Best Practices for Data Collection and Input Accuracy

  • Field-verify stud spacing because architectural drawings may not reflect onsite adjustments or changes made by framers.
  • Record the actual thickness of each layer, especially spray foam, which can vary by installer technique and curing conditions.
  • Account for window and door openings separately when performing whole-building calculations; the calculator is best used for opaque wall sections.
  • Pair the R-value results with blower door tests to ensure that airtightness aligns with energy modeling assumptions.
  • Document the assumptions for future verification, particularly when seeking energy-efficiency incentives or compliance with programs like ENERGY STAR for Homes.

Accuracy in your inputs ensures that design teams can trust the outputs when sizing HVAC equipment or calculating energy savings. When in doubt, err on the conservative side by using slightly lower R-values to cover installation imperfections.

Connecting Calculator Results to Energy Modeling and Cost Analysis

Beyond checking code compliance, the R-value calculator fits into broader project workflows. Energy modelers can plug the calculated whole-wall U-factors into software such as EnergyPlus or eQUEST. Builders and owners can combine the BTU per hour heat loss figure with utility rates to estimate annual heating cost differentials between wall assemblies. For example, if upgrading from R-16 to R-24 reduces heat loss by 2,000 BTU per hour across a 1,000 square foot wall at a 40°F temperature difference, that equates to roughly 20 therms of natural gas saved each month during the heating season. Convert energy savings into dollars to evaluate payback periods for exterior insulation upgrades or advanced framing techniques.

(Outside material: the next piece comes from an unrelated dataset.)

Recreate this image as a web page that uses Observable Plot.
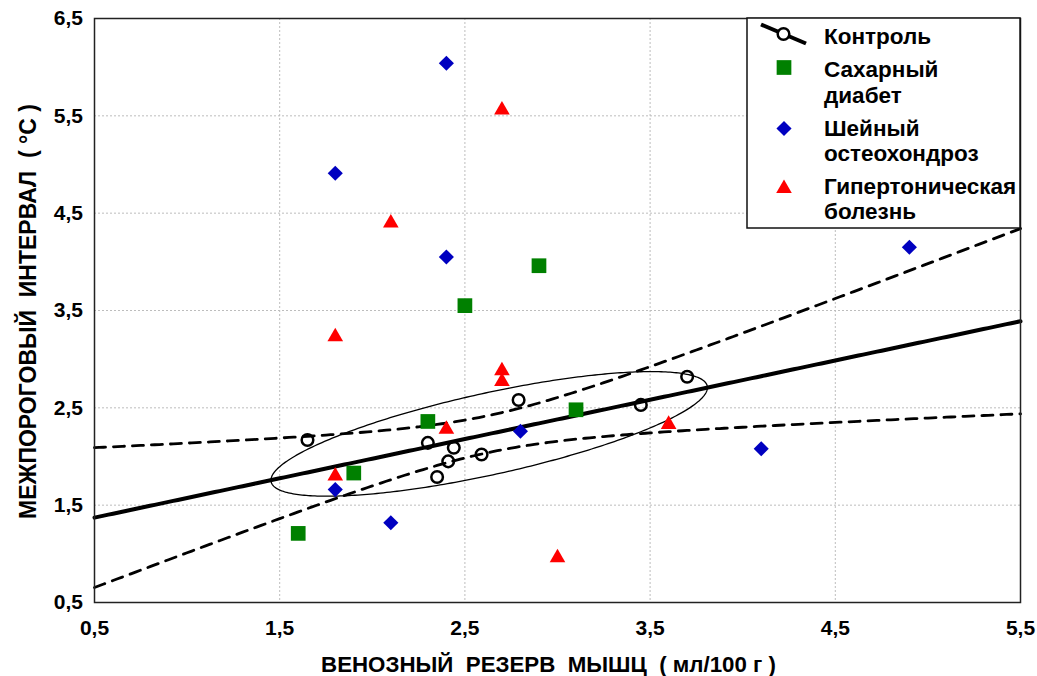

Finally, remember that R-value is one piece of a comprehensive enclosure strategy. Air sealing, moisture management, and structural resilience all interact with thermal performance. By combining calculator insights with established guidelines from agencies like the Department of Energy and National Renewable Energy Laboratory, professionals can deliver walls that satisfy both comfort and durability goals.